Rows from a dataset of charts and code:
⁂

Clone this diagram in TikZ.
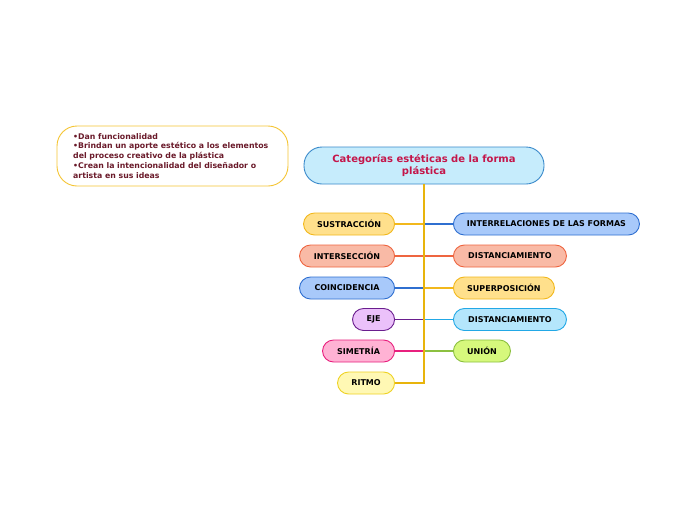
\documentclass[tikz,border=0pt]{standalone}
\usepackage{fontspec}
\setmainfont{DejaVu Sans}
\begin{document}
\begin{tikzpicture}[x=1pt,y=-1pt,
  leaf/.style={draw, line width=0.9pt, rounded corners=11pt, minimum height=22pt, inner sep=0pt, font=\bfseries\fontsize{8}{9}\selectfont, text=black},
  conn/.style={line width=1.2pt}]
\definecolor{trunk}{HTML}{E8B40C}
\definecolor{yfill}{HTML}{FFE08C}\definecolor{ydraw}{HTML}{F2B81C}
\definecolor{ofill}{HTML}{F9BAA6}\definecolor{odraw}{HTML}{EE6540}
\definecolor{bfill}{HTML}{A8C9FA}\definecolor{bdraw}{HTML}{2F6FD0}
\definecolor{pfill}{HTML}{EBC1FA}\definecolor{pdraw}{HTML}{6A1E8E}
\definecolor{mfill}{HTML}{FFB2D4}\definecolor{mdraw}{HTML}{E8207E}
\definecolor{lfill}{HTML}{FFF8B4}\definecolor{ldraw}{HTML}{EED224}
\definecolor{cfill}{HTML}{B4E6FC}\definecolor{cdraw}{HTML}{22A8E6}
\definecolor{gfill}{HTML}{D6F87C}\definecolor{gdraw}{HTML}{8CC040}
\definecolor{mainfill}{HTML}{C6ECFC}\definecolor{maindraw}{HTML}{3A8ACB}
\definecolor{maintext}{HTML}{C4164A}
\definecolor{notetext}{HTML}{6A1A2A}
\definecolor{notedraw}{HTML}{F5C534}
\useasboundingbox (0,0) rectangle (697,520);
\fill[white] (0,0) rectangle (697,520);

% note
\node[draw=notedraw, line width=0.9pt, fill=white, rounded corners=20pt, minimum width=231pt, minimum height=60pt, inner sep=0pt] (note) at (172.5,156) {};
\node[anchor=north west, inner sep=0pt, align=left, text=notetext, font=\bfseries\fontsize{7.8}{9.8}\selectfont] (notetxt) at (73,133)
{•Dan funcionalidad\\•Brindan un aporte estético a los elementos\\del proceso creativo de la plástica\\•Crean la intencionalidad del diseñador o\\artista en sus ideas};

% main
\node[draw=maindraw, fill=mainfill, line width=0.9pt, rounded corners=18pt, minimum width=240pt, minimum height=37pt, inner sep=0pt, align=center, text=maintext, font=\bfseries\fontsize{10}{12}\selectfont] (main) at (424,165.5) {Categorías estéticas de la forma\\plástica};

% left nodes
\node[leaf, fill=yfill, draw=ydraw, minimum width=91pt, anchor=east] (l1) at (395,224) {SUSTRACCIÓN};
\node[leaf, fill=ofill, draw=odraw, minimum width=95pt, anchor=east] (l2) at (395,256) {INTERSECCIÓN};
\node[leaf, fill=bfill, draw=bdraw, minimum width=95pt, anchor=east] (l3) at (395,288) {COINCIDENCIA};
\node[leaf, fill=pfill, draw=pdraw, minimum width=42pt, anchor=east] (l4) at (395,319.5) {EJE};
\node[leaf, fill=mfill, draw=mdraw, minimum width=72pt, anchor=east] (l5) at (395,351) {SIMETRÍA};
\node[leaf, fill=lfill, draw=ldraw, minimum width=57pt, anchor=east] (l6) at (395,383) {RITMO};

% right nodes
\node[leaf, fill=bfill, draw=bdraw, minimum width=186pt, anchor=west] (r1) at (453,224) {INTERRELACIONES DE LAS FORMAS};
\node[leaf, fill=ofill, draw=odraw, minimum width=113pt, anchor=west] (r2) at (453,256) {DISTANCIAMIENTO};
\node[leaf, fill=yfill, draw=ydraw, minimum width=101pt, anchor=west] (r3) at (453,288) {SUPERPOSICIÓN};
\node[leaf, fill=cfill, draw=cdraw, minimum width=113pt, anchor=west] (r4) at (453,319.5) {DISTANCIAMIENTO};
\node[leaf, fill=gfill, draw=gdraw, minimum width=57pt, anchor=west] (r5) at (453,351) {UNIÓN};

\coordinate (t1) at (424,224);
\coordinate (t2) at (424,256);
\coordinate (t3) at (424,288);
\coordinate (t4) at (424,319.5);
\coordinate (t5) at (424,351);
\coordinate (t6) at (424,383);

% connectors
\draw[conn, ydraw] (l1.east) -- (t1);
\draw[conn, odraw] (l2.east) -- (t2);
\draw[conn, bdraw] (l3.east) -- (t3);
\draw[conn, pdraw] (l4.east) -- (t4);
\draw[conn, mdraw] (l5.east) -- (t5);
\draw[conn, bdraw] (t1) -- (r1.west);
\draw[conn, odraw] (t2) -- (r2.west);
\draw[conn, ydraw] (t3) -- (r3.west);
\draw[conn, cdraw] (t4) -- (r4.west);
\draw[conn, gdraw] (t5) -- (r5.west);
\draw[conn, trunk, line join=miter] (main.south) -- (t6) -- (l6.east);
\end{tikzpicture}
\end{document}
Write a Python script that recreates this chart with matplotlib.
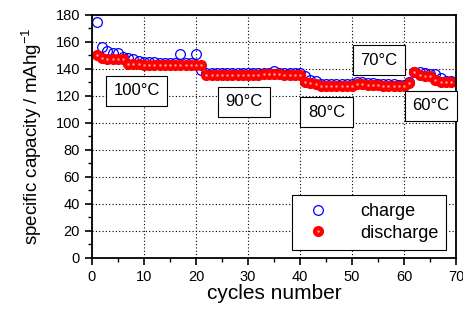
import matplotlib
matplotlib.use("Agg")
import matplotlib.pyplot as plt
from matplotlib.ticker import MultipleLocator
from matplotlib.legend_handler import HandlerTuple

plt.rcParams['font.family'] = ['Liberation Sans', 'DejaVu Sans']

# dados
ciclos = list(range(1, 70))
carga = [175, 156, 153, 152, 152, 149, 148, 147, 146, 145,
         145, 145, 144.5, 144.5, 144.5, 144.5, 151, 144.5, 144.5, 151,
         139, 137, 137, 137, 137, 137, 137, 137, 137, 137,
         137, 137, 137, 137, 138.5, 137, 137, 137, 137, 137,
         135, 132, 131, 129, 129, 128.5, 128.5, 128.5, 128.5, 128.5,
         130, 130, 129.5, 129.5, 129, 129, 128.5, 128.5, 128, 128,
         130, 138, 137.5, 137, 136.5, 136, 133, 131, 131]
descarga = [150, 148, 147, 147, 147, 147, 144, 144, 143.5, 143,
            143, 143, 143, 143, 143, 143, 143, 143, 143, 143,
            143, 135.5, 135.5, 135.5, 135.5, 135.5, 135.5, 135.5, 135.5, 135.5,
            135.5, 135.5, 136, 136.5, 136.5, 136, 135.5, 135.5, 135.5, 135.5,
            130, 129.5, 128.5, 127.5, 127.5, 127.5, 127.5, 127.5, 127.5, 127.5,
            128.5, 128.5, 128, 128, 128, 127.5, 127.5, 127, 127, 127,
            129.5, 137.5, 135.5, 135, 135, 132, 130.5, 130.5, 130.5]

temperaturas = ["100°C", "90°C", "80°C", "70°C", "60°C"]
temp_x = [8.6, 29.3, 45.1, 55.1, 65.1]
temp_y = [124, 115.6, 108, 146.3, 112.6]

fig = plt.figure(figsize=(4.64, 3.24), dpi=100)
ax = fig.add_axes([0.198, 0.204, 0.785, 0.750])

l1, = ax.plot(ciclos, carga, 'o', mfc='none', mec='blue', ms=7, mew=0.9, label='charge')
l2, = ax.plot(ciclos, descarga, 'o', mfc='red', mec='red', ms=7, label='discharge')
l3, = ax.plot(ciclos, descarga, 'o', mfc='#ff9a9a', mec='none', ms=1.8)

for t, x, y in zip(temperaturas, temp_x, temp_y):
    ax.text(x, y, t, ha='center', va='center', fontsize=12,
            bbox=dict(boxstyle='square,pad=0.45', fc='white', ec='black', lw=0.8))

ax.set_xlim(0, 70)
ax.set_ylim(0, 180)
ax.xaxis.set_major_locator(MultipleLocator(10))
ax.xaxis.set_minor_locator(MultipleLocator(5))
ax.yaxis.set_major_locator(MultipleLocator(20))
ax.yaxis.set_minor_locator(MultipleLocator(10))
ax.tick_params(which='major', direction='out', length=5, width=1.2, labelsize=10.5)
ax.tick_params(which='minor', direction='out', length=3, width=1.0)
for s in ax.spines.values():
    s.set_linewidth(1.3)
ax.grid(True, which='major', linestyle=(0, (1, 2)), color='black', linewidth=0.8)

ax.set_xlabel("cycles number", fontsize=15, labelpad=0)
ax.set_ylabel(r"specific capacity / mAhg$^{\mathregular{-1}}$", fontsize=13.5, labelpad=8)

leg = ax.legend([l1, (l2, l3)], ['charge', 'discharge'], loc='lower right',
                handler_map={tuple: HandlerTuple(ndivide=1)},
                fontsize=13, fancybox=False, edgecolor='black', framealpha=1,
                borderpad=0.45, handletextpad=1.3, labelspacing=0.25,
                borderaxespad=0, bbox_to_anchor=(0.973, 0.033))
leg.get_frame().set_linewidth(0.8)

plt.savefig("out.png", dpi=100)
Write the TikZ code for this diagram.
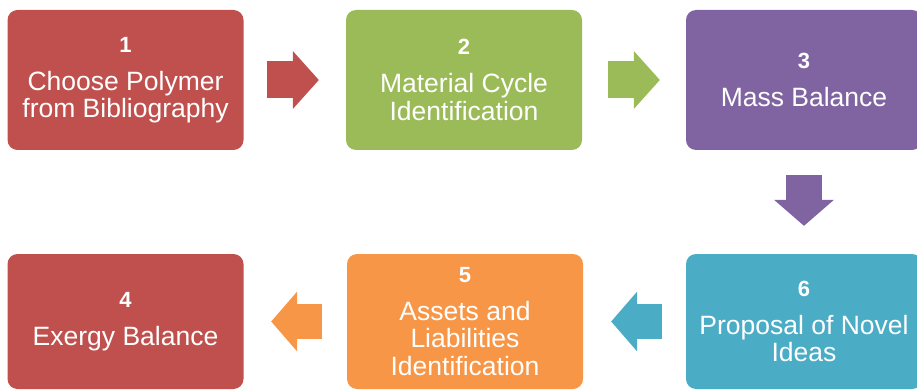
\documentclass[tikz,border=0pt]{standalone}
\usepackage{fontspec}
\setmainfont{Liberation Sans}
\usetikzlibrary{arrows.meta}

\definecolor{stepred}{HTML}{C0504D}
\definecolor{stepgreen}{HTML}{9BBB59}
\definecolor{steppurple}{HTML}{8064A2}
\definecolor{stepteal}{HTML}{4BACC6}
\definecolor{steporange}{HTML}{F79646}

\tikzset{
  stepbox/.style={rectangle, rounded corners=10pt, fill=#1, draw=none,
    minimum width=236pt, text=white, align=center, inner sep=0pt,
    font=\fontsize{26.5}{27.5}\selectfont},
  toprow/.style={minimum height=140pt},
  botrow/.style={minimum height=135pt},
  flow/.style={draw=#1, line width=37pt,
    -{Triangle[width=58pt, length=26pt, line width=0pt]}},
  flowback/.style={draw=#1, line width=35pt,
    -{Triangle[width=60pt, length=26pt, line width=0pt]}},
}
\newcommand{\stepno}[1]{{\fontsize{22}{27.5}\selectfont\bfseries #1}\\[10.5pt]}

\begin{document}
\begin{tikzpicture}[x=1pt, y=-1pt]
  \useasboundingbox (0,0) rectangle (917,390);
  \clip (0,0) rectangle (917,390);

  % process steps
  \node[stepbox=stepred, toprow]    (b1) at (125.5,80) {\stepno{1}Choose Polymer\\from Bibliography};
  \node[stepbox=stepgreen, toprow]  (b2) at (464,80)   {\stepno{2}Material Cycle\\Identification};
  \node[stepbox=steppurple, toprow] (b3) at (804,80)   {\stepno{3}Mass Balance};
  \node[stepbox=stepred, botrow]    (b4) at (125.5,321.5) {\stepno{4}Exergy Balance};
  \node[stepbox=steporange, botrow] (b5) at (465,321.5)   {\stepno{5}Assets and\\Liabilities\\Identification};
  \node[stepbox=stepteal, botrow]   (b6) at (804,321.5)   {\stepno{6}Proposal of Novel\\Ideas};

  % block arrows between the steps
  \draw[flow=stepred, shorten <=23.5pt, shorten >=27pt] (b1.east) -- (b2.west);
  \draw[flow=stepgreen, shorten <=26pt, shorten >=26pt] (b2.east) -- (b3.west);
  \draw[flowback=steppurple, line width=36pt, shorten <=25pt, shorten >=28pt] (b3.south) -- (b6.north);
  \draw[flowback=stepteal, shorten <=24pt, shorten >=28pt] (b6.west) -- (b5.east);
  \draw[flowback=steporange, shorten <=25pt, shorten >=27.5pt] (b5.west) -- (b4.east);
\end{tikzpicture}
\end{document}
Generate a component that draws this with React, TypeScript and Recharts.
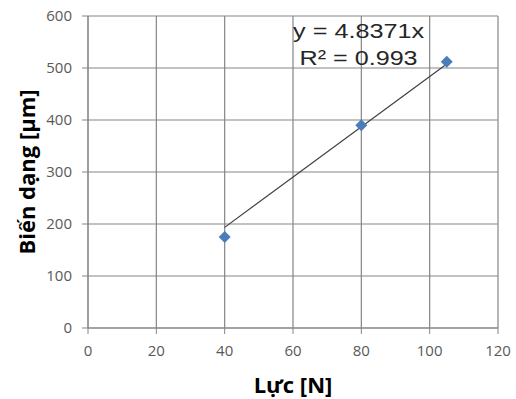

⁂

- The request:
Everything from the line with "Write a Python" down to the line with "plt.rcParams['font.family'] = ['Liberation" in the data above should be copied exactly, with both end lines kept and the pictures left out.

- Solution for this task:
Write a Python script that recreates this chart with matplotlib.
import matplotlib
matplotlib.use("Agg")
import matplotlib.pyplot as plt
from matplotlib.ticker import MultipleLocator
from matplotlib.legend_handler import HandlerTuple

plt.rcParams['font.family'] = ['Liberation Sans', 'DejaVu Sans']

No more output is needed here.